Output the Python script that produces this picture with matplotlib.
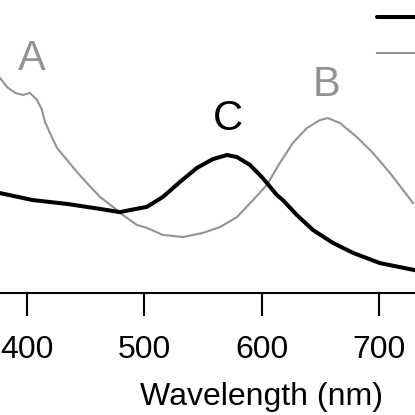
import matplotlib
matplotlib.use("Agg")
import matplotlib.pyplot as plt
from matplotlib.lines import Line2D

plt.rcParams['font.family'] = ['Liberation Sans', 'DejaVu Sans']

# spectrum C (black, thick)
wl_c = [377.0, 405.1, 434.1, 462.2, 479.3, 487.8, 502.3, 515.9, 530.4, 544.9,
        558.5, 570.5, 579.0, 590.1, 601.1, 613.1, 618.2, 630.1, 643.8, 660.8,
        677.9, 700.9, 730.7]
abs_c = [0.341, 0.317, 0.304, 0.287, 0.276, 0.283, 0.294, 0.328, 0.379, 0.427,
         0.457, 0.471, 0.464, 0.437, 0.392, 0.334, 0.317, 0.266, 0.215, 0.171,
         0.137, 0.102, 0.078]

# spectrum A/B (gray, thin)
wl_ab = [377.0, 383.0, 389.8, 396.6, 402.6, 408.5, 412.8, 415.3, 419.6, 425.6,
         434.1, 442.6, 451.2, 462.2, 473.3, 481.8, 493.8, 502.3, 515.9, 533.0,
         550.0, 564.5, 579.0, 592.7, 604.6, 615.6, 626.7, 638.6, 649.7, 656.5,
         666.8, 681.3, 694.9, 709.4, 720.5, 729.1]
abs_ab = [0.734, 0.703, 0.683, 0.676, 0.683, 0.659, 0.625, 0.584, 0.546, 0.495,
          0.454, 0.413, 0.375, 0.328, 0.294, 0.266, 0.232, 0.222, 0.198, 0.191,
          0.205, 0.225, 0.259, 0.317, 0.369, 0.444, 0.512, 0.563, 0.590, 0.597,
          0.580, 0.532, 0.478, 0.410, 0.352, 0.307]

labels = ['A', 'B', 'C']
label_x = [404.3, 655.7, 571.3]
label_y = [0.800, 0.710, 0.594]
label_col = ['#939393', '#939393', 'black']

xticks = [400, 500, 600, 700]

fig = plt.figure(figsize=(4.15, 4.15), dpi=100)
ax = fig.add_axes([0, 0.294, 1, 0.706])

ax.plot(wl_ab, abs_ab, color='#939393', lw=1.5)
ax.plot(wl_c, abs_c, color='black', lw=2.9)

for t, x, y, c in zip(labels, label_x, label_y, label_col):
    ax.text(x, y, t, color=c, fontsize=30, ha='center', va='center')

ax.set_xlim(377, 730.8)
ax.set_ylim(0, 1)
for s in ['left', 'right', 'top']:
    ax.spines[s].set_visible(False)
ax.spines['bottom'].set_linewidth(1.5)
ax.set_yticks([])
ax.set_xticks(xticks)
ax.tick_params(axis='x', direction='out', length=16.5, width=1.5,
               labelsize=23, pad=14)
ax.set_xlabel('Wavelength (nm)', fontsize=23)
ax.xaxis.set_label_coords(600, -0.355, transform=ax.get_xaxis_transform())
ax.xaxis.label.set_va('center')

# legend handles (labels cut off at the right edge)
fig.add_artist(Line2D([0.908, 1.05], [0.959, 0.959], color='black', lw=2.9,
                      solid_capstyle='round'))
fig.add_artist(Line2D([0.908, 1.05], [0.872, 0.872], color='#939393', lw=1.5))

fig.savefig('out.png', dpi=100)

- - -

#### EXERCISE DETAILS
Set the data above down again exactly as given, with no pictures.

#### COMPLETE RESPONSE
Output the Python script that produces this picture with matplotlib.
import matplotlib
matplotlib.use("Agg")
import matplotlib.pyplot as plt
from matplotlib.lines import Line2D

plt.rcParams['font.family'] = ['Liberation Sans', 'DejaVu Sans']

# spectrum C (black, thick)
wl_c = [377.0, 405.1, 434.1, 462.2, 479.3, 487.8, 502.3, 515.9, 530.4, 544.9,
        558.5, 570.5, 579.0, 590.1, 601.1, 613.1, 618.2, 630.1, 643.8, 660.8,
        677.9, 700.9, 730.7]
abs_c = [0.341, 0.317, 0.304, 0.287, 0.276, 0.283, 0.294, 0.328, 0.379, 0.427,
         0.457, 0.471, 0.464, 0.437, 0.392, 0.334, 0.317, 0.266, 0.215, 0.171,
         0.137, 0.102, 0.078]

# spectrum A/B (gray, thin)
wl_ab = [377.0, 383.0, 389.8, 396.6, 402.6, 408.5, 412.8, 415.3, 419.6, 425.6,
         434.1, 442.6, 451.2, 462.2, 473.3, 481.8, 493.8, 502.3, 515.9, 533.0,
         550.0, 564.5, 579.0, 592.7, 604.6, 615.6, 626.7, 638.6, 649.7, 656.5,
         666.8, 681.3, 694.9, 709.4, 720.5, 729.1]
abs_ab = [0.734, 0.703, 0.683, 0.676, 0.683, 0.659, 0.625, 0.584, 0.546, 0.495,
          0.454, 0.413, 0.375, 0.328, 0.294, 0.266, 0.232, 0.222, 0.198, 0.191,
          0.205, 0.225, 0.259, 0.317, 0.369, 0.444, 0.512, 0.563, 0.590, 0.597,
          0.580, 0.532, 0.478, 0.410, 0.352, 0.307]

labels = ['A', 'B', 'C']
label_x = [404.3, 655.7, 571.3]
label_y = [0.800, 0.710, 0.594]
label_col = ['#939393', '#939393', 'black']

xticks = [400, 500, 600, 700]

fig = plt.figure(figsize=(4.15, 4.15), dpi=100)
ax = fig.add_axes([0, 0.294, 1, 0.706])

ax.plot(wl_ab, abs_ab, color='#939393', lw=1.5)
ax.plot(wl_c, abs_c, color='black', lw=2.9)

for t, x, y, c in zip(labels, label_x, label_y, label_col):
    ax.text(x, y, t, color=c, fontsize=30, ha='center', va='center')

ax.set_xlim(377, 730.8)
ax.set_ylim(0, 1)
for s in ['left', 'right', 'top']:
    ax.spines[s].set_visible(False)
ax.spines['bottom'].set_linewidth(1.5)
ax.set_yticks([])
ax.set_xticks(xticks)
ax.tick_params(axis='x', direction='out', length=16.5, width=1.5,
               labelsize=23, pad=14)
ax.set_xlabel('Wavelength (nm)', fontsize=23)
ax.xaxis.set_label_coords(600, -0.355, transform=ax.get_xaxis_transform())
ax.xaxis.label.set_va('center')

# legend handles (labels cut off at the right edge)
fig.add_artist(Line2D([0.908, 1.05], [0.959, 0.959], color='black', lw=2.9,
                      solid_capstyle='round'))
fig.add_artist(Line2D([0.908, 1.05], [0.872, 0.872], color='#939393', lw=1.5))

fig.savefig('out.png', dpi=100)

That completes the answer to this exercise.